Raw records

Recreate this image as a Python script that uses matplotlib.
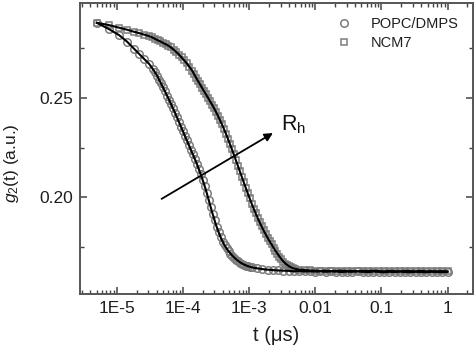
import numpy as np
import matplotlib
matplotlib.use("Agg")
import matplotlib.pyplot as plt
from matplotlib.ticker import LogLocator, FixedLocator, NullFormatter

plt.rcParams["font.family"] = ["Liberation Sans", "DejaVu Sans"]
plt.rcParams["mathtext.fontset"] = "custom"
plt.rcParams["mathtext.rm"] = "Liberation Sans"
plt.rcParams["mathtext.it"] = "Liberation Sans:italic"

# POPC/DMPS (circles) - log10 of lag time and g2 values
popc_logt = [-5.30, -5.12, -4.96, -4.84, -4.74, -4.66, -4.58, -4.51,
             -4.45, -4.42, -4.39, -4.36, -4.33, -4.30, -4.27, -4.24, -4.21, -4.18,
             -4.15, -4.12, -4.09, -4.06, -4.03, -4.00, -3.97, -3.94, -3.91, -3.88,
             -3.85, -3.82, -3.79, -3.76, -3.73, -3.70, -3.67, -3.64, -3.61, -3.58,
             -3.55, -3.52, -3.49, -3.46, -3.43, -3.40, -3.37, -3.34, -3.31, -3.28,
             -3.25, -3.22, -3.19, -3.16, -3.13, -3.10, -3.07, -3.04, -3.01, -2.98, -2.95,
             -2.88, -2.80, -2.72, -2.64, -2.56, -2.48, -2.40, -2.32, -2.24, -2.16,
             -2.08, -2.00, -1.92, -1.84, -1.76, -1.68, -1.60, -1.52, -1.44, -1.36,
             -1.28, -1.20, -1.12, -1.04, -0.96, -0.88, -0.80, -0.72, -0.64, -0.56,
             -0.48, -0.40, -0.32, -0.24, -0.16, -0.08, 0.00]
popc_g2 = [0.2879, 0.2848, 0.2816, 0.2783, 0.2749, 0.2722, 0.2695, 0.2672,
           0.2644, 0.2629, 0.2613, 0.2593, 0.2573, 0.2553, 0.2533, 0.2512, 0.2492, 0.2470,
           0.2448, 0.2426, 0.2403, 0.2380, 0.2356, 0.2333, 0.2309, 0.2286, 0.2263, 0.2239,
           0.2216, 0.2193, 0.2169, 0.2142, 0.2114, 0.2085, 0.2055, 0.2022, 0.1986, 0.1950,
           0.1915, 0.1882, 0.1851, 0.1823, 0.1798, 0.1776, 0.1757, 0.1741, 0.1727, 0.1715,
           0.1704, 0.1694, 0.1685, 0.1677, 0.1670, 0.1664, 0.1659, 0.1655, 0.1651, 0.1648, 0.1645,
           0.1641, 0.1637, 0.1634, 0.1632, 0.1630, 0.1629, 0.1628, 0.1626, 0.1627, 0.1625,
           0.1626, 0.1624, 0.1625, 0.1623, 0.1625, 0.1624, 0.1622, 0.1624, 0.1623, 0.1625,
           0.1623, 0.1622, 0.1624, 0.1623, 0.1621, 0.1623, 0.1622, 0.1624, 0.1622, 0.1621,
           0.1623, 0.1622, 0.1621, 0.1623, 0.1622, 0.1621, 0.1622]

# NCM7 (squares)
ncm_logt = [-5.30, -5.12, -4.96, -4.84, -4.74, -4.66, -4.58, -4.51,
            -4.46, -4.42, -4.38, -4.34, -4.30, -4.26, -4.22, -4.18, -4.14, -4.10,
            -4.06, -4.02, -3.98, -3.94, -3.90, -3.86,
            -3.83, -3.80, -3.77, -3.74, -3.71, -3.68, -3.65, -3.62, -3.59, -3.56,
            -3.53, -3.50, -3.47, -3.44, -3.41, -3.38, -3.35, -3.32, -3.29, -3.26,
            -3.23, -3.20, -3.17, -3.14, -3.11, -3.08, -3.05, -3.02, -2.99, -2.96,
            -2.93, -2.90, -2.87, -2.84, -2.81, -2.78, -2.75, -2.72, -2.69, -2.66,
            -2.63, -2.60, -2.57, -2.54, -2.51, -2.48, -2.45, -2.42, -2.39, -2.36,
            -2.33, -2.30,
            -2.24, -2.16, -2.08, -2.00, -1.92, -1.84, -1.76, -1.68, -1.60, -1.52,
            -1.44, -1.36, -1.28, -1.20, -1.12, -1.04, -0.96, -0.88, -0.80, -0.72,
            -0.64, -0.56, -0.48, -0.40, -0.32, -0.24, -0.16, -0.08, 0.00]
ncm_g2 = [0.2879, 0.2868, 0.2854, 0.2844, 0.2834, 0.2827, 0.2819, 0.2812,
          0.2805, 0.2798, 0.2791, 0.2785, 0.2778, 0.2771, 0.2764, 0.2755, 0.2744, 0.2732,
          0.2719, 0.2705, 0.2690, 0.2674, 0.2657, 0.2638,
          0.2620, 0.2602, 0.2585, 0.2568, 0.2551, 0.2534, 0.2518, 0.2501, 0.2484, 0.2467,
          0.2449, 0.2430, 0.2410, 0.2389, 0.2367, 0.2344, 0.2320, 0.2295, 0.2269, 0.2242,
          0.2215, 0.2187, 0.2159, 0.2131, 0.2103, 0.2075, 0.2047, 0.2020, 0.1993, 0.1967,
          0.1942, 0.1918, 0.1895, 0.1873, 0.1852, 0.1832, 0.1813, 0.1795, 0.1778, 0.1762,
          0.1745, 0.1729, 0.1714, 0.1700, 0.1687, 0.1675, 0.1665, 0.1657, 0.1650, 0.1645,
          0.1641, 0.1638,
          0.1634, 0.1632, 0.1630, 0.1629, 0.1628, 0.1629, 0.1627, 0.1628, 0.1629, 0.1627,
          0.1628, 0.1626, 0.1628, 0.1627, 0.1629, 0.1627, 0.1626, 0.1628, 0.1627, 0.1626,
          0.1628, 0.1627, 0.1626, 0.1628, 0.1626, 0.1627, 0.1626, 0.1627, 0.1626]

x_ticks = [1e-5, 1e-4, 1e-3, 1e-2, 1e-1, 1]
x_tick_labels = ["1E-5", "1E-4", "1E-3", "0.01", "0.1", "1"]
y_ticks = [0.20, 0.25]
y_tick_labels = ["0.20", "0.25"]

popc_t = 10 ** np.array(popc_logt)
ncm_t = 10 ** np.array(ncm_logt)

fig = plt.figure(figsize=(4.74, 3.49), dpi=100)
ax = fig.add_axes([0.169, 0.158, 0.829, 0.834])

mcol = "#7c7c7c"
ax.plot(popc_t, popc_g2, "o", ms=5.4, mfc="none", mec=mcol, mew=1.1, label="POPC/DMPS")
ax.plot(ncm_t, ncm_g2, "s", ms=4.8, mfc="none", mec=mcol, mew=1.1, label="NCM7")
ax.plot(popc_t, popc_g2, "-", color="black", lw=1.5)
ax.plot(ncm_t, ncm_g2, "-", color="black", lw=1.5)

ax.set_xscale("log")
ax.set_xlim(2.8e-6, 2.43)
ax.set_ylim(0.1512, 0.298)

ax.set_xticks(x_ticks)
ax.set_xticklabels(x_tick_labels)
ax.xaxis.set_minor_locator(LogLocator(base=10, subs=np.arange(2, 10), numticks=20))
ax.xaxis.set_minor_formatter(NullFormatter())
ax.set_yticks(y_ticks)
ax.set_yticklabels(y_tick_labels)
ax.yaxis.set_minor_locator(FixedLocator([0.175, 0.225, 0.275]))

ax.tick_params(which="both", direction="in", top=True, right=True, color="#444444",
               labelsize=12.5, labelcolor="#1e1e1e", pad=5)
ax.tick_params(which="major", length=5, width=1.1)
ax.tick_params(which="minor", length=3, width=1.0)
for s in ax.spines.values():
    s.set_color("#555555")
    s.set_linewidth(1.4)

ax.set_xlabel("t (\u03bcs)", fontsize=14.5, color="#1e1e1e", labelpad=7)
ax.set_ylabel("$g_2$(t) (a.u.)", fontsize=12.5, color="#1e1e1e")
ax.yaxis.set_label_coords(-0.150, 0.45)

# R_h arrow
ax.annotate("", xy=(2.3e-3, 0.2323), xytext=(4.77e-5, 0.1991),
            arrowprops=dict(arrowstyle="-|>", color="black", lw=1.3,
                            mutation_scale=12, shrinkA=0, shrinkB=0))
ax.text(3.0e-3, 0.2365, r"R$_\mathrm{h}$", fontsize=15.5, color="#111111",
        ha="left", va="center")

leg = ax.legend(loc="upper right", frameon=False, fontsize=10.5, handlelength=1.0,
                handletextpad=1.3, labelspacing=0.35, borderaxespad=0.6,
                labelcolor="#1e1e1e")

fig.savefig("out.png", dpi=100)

--

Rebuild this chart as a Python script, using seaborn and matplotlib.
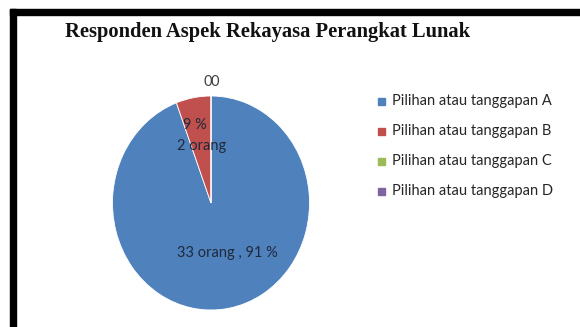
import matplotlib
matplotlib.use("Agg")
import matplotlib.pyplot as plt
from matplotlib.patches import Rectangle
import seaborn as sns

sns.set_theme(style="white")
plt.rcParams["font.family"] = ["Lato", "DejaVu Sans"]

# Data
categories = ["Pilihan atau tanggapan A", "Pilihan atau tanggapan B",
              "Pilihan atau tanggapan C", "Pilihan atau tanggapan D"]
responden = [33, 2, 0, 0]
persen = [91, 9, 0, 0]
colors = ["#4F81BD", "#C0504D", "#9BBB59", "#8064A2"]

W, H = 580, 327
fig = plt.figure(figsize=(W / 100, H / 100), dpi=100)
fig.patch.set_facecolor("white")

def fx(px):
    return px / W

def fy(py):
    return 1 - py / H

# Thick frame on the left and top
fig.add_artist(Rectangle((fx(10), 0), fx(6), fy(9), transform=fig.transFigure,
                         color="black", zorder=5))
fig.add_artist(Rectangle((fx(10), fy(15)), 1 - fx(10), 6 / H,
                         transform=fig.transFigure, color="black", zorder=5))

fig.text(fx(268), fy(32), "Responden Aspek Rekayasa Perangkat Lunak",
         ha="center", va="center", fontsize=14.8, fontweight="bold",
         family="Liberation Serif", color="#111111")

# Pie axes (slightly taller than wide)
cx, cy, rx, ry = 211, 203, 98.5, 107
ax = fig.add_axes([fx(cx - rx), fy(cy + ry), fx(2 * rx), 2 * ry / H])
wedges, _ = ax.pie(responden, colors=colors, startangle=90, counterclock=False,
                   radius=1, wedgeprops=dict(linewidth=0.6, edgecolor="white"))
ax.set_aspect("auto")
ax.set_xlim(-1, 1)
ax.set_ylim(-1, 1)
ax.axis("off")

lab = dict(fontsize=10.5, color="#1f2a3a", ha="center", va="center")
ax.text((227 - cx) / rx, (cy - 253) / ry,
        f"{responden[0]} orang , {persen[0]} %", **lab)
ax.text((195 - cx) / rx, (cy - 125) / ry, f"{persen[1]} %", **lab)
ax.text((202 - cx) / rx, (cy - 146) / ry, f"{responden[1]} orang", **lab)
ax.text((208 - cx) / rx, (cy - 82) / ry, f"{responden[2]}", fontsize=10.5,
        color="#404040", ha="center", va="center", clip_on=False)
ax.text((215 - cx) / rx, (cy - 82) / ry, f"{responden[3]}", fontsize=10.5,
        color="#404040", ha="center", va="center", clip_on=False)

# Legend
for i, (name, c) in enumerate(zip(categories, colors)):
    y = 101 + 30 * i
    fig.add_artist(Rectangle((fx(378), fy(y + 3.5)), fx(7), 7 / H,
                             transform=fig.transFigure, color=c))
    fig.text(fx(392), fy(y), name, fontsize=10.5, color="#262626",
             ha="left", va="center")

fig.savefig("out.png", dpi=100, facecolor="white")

* * *

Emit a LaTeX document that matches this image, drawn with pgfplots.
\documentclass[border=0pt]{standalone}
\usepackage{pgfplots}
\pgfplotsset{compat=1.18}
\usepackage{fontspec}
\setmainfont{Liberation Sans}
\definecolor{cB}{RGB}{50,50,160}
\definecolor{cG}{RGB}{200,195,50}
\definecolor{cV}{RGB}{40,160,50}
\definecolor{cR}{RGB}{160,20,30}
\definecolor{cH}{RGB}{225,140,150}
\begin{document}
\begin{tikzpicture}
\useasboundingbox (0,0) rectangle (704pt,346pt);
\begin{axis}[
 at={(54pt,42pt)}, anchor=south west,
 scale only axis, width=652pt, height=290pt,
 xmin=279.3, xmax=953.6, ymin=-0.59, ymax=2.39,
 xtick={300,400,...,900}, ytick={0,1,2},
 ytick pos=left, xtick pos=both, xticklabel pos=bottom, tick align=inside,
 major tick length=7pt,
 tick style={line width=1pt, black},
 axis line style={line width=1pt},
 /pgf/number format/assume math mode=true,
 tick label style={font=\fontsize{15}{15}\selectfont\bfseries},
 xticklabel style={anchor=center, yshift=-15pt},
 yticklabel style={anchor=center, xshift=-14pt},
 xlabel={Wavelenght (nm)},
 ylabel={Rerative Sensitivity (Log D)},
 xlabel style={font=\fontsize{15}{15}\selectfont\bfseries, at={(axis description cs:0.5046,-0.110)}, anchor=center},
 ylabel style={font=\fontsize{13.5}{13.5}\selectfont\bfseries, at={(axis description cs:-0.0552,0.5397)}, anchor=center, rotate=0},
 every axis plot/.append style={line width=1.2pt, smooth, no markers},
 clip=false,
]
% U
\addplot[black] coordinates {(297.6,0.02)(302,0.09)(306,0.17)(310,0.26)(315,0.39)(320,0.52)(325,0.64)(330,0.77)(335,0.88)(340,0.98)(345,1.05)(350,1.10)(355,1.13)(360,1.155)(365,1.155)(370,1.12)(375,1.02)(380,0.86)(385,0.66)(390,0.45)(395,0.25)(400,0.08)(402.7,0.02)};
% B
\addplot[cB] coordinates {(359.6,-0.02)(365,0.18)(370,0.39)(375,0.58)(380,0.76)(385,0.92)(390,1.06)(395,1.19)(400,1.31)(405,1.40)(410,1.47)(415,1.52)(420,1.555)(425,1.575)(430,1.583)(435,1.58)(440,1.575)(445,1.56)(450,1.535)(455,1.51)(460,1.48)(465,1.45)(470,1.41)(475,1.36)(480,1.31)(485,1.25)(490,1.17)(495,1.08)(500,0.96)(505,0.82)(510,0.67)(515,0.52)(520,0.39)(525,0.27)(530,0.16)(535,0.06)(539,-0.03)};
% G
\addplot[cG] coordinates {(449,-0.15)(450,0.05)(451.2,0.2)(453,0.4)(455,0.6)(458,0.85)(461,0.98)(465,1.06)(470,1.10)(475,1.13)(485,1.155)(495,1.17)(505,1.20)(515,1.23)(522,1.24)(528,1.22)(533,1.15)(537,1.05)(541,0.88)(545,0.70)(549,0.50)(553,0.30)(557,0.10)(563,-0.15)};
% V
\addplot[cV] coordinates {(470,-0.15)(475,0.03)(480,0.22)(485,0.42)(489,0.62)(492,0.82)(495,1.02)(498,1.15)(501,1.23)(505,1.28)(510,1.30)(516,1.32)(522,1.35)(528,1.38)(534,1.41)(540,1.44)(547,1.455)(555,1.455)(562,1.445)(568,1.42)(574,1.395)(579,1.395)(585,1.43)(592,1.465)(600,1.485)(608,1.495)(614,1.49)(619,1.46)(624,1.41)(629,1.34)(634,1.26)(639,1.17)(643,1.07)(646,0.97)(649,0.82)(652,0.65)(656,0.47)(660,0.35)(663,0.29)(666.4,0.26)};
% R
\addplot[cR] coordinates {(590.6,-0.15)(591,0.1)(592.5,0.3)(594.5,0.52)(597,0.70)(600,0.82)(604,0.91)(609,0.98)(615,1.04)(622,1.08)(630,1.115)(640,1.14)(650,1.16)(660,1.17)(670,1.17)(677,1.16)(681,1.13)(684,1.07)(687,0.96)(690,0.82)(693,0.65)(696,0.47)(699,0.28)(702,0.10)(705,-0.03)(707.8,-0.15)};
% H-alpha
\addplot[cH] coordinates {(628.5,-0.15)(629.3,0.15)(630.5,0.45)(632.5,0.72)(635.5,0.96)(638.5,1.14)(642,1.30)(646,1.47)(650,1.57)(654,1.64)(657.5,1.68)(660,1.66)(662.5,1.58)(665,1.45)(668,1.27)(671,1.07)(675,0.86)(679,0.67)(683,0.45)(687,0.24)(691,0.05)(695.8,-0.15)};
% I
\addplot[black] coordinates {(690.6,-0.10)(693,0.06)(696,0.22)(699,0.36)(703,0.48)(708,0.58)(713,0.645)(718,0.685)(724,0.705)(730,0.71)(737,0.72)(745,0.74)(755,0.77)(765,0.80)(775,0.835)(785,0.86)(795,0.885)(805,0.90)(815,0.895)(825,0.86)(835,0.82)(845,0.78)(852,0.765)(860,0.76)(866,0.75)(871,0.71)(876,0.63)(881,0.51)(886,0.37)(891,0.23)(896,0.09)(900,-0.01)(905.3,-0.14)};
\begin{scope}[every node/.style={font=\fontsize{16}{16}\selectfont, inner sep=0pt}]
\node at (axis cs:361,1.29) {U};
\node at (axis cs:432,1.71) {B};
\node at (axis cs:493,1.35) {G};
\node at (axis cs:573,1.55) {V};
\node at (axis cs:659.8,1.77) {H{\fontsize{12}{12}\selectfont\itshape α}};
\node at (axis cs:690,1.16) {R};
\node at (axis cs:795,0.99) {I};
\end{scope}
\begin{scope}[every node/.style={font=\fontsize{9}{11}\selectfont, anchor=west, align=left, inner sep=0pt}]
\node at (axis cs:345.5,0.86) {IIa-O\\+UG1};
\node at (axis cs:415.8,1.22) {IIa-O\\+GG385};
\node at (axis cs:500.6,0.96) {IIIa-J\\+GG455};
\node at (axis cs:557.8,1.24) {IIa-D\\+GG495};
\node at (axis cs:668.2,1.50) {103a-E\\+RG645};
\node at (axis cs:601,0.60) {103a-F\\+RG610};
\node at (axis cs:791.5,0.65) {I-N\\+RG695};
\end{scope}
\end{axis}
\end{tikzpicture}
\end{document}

PROBLEM REQUIREMENTS:
Transcribe, exactly as written, the lines starting at the one with "Recreate this image" and ending at the one with "from matplotlib.ticker import", and nothing more. Pictures are not part of the copy.

EXERCISE RESPONSE:
Recreate this image as a Python script that uses matplotlib.
import numpy as np
import matplotlib
matplotlib.use("Agg")
import matplotlib.pyplot as plt
from matplotlib.ticker import LogLocator, FixedLocator, NullFormatter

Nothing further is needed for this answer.